I'm not saying that great new authors aren't out there, just that I usually hear about them long before I read their books. That's why Dale Allison's The Luminous Dusk came as a surprise--like a triple-shot Americano when you were just expecting coffee.
The world in which we live draws us away from God, and we must fight to regain the raw elements needed to encounter him: silence (internal and external), a willingness to reflect, a love for The Book, a love for reading, an instinct to push our imaginations toward the beautiful unseen.
My copy is so marked up with notes that I hardly know where to start this review. (And this being a blog, I can say that out loud. That's the beauty of blogging. You can be uncompromisingly, casually honest, about books anyway, and even include annoyingly long parenthetical notes which would not fly if you were being paid--at a per-word rate--for succinct clarity. You can also delay your explanation of a book's content until the third or fourth paragraph if you want, which is a real faux pas for a "review.")

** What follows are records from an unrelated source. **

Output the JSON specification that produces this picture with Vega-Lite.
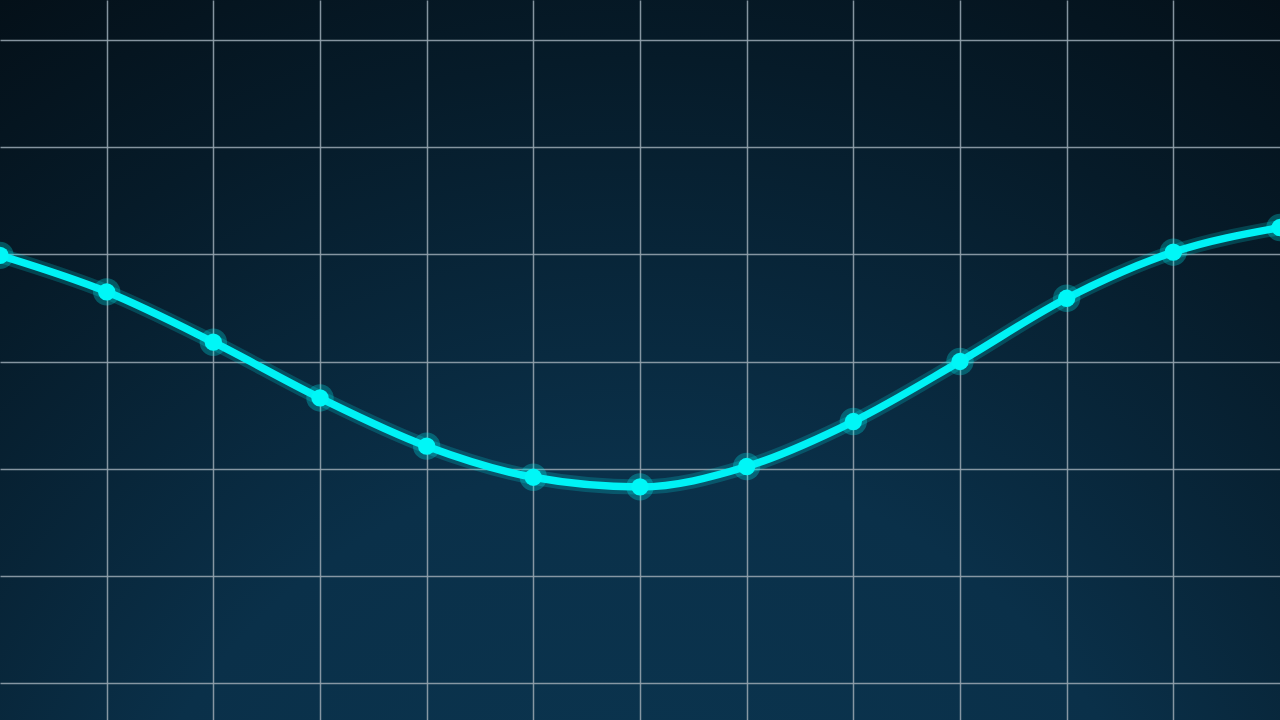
{
  "$schema": "https://vega.github.io/schema/vega-lite/v6.json",
  "width": 1280,
  "height": 720,
  "autosize": {"type": "fit", "contains": "padding"},
  "padding": 0,
  "background": "#03090e",
  "data": {
    "values": [
      {"step": 0, "level": 3.99},
      {"step": 1, "level": 3.65},
      {"step": 2, "level": 3.18},
      {"step": 3, "level": 2.66},
      {"step": 4, "level": 2.21},
      {"step": 5, "level": 1.92},
      {"step": 6, "level": 1.83},
      {"step": 7, "level": 2.02},
      {"step": 8, "level": 2.44},
      {"step": 9, "level": 3.0},
      {"step": 10, "level": 3.59},
      {"step": 11, "level": 4.02},
      {"step": 12, "level": 4.25}
    ]
  },
  "encoding": {
    "x": {
      "field": "step",
      "type": "quantitative",
      "scale": {"domain": [0, 12], "nice": false, "zero": false},
      "axis": {
        "values": [1, 2, 3, 4, 5, 6, 7, 8, 9, 10, 11],
        "grid": true,
        "gridColor": "#93a2ad",
        "gridWidth": 1.5,
        "gridOpacity": 0.9,
        "labels": false,
        "ticks": false,
        "domain": false,
        "title": null
      }
    },
    "y": {
      "field": "level",
      "type": "quantitative",
      "scale": {"domain": [-0.345, 6.373], "nice": false, "zero": false},
      "axis": {
        "values": [0, 1, 2, 3, 4, 5, 6],
        "grid": true,
        "gridColor": "#93a2ad",
        "gridWidth": 1.5,
        "gridOpacity": 0.9,
        "labels": false,
        "ticks": false,
        "domain": false,
        "title": null
      }
    }
  },
  "layer": [
    {
      "mark": {"type": "line", "interpolate": "monotone", "color": "#00f0f5", "strokeWidth": 15, "opacity": 0.2, "clip": true}
    },
    {
      "mark": {"type": "line", "interpolate": "monotone", "color": "#00f2f5", "strokeWidth": 7.5, "strokeCap": "round", "clip": true}
    },
    {
      "mark": {"type": "circle", "color": "#00f0f5", "size": 750, "opacity": 0.28, "clip": true}
    },
    {
      "mark": {"type": "circle", "color": "#00f7f7", "size": 300, "opacity": 1, "clip": true}
    }
  ],
  "config": {
    "view": {
      "stroke": null,
      "fill": {
        "gradient": "radial",
        "x1": 0.5, "y1": 1.0, "r1": 0,
        "x2": 0.5, "y2": 1.0, "r2": 1.05,
        "stops": [
          {"offset": 0, "color": "#0b3651"},
          {"offset": 0.4, "color": "#0a3049"},
          {"offset": 0.7, "color": "#061b29"},
          {"offset": 1, "color": "#03090e"}
        ]
      }
    }
  }
}
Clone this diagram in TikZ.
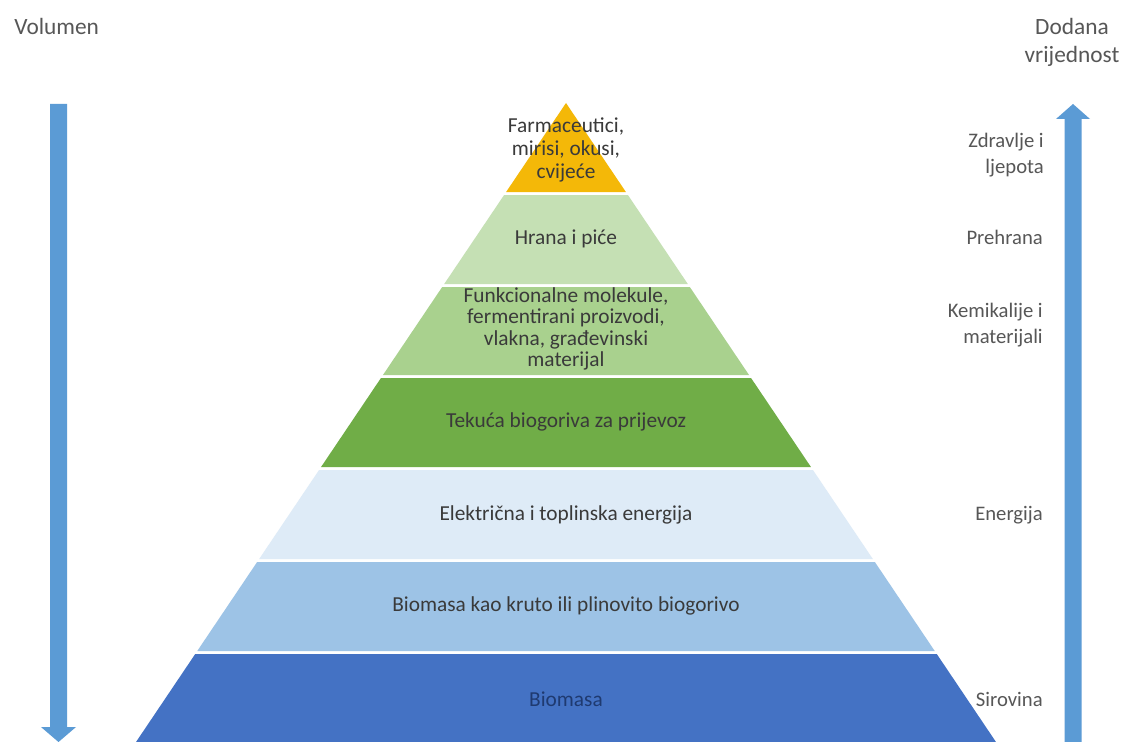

How about Allison's voice? I'd label him a scholar par excellence--with a very strong imagination. These two qualities are combined far less frequently than we would all like, and Allison simultaneously rocks two boats: the dry academic barge and the wildly creative skiff. They can be built into one vessel and still float, he suggests.
Allison weaves historical, literary and anecdotal evidence into his theology as if he can't help himself, and he does it brilliantly. Consider:
In the dark film The Third Man, Orson Welles's evil character looks from atop a giant Ferris wheel at the human specks below and comments that from his perspective they are small and many and accordingly worthless, so killing them would be no crime. Massive urbanization tends to breed analogous sentiments, which is perhaps one reason why murder rates are so high in the cities: there people are less valued. We need only call to mind Jack the Ripper's East End London. (13)
Ultimately, Allison's thesis seeps into the reader and becomes undeniable: The world in which we live draws us away from God, and we must fight to regain the raw elements needed to encounter him: silence (internal and external), a willingness to reflect, a love for The Book, a love for reading, an instinct to push our imaginations toward the beautiful unseen. That's the gist of the expertly-sketched theology in The Luminous Dusk. But Allison's book does much more than suggest we're living in a fledgling dystopia. He works to instill a love for what we lack. There's a sadness to his writing at times that may kindle a corresponding sorrow--and "kindle" is an appropriate word because there's a sorrow that leads to repentance, and repentance leads to spiritual life, a regaining of things lost.
The Luminous Dusk is a demanding book, but not necessarily a difficult read. Don't expect to scan it quickly. Dale Allison's chapters work as stand-alone essays as well as successive chapters in his story. There are a handful of chapters that don't share the depth and brilliance of the others, which is the only thing that keeps Dusk from the magisterial A+ level.